People Also Ask: Wind Generator Information — Quick Answers
How much wind do I need for a wind generator to be viable?
Minimum viable resource is 4.5 m/s annual average at hub height. But for strong ROI, aim for ≥5.5 m/s. Use NREL’s Wind Prospector tool + on-site 12-month measurement — never rely on airport data or generalized maps.
What’s the typical payback period for a commercial wind generator?
For projects >500 kW in Class 4+ wind areas: 6–9 years with incentives (ITC, state grants, accelerated depreciation). Smaller systems (<100 kW) may take 10–14 years — but offer energy security and brand value beyond kWh savings.
Are small wind generators worth it for homes or farms?
Yes — if you have >5.0 m/s wind, >1 acre of clear space, and face high retail electricity rates (>18¢/kWh). Models like the Southwest Skystream 3.7 (2.4 kW) offset 60–80% of a rural home’s use — and qualify for USDA REAP grants.

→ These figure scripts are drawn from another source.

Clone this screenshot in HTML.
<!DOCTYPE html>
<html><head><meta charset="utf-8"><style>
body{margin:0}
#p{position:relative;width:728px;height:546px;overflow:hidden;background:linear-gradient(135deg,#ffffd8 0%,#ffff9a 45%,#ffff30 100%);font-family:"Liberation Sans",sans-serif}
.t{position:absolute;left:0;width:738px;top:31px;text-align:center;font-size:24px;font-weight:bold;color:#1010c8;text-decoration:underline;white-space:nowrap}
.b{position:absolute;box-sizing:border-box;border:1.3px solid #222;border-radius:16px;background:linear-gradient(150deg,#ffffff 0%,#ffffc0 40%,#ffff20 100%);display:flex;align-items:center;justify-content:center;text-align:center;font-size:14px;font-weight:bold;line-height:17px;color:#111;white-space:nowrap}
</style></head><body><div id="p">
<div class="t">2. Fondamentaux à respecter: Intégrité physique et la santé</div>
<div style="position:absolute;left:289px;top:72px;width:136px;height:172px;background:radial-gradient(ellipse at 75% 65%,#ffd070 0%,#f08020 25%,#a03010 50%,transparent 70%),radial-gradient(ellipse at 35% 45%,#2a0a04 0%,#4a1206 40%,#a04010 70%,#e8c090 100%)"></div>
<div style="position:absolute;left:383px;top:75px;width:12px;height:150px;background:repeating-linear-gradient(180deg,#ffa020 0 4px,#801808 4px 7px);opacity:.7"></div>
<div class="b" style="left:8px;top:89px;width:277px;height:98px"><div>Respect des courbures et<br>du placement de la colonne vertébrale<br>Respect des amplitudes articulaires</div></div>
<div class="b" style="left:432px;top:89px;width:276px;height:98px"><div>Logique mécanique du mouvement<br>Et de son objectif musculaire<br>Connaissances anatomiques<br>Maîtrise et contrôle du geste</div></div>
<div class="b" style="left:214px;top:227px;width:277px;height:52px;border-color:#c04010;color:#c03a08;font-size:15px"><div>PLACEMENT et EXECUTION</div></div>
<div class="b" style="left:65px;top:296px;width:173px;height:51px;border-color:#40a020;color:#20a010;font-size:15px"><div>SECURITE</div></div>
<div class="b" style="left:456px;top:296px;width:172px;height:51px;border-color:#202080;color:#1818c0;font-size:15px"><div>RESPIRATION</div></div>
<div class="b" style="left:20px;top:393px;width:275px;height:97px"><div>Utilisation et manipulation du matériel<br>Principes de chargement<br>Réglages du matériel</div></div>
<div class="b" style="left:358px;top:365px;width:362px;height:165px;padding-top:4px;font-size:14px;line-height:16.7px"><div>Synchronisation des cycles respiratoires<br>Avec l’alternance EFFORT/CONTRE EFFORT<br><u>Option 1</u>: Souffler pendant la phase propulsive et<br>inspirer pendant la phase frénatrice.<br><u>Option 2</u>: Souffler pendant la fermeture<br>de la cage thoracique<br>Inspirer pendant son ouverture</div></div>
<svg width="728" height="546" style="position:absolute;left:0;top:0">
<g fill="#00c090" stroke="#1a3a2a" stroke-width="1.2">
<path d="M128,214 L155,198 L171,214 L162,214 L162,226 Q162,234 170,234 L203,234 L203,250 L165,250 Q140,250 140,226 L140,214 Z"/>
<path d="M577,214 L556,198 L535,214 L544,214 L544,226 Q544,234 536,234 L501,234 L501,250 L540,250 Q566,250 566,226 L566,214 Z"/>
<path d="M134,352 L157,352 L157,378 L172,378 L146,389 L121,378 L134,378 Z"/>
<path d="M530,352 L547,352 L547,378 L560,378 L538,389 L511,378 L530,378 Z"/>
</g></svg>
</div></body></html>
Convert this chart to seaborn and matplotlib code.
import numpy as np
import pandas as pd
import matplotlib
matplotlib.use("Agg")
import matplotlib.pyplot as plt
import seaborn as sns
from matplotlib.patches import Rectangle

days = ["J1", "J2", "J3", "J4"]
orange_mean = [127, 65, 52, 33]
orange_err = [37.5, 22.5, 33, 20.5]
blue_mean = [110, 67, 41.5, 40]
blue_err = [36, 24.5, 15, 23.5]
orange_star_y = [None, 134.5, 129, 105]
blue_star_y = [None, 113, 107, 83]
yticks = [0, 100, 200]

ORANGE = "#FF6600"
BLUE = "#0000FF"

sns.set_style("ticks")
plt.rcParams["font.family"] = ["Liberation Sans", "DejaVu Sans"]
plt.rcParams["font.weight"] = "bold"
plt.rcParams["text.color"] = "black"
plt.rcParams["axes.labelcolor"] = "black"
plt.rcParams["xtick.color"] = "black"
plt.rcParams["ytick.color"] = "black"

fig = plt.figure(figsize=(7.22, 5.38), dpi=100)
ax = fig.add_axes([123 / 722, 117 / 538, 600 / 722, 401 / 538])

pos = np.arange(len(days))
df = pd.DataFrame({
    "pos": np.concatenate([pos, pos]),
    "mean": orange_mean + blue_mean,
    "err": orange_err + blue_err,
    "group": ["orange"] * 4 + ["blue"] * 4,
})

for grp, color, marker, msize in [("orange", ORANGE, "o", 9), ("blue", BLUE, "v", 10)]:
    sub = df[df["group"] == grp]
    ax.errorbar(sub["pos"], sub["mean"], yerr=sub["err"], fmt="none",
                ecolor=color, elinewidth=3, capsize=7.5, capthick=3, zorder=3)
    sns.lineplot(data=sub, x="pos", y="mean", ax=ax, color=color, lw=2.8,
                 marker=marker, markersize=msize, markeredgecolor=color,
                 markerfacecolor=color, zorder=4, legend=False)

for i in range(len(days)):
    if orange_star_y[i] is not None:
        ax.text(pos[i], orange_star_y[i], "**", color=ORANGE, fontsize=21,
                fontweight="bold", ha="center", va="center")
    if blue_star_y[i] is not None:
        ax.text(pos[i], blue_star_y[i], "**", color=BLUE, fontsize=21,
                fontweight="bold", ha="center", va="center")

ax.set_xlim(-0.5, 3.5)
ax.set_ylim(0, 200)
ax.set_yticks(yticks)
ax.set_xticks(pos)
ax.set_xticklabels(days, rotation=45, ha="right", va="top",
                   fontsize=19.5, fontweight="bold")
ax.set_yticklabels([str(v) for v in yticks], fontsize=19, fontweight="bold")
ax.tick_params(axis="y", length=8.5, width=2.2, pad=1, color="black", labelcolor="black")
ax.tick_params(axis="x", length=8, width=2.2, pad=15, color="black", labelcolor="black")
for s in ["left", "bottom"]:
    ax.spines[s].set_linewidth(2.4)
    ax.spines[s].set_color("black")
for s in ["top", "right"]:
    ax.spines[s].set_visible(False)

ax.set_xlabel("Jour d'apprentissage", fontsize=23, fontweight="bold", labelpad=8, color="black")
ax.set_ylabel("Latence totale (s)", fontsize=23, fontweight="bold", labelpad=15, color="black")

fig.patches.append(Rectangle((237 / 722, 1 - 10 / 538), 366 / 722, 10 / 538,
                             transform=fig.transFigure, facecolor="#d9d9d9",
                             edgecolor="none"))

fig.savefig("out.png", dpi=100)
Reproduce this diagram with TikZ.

Do wind generators harm birds or bats?
Modern siting and technology reduce risk dramatically. Pre-construction avian/bat studies are mandatory. Turbines with ultrasonic deterrents (e.g., NRG Systems’ Bat Deterrent System) cut bat fatalities by 50–75%. Newer ‘feather’ blade coatings also reduce insect attraction — a key food source for bats.
Can I combine wind with solar and batteries?
Absolutely — and it’s increasingly optimal. Hybrid systems increase capacity factor (wind peaks at night/winter; solar peaks midday/summer). With AI-driven controllers like Schneider Electric’s EcoStruxure Microgrid Advisor, wind-solar-storage hybrids achieve >85% self-consumption — far exceeding standalone systems.
What certifications should I look for in a wind generator vendor?
Prioritize vendors certified to IEC 61400-1 (safety), ISO 9001 (quality), and ISO 14001 (environmental management). For North America, verify UL 61400-22 listing. For EU projects, confirm CE marking + compliance with Machinery Directive 2006/42/EC and EMC Directive 2014/30/EU.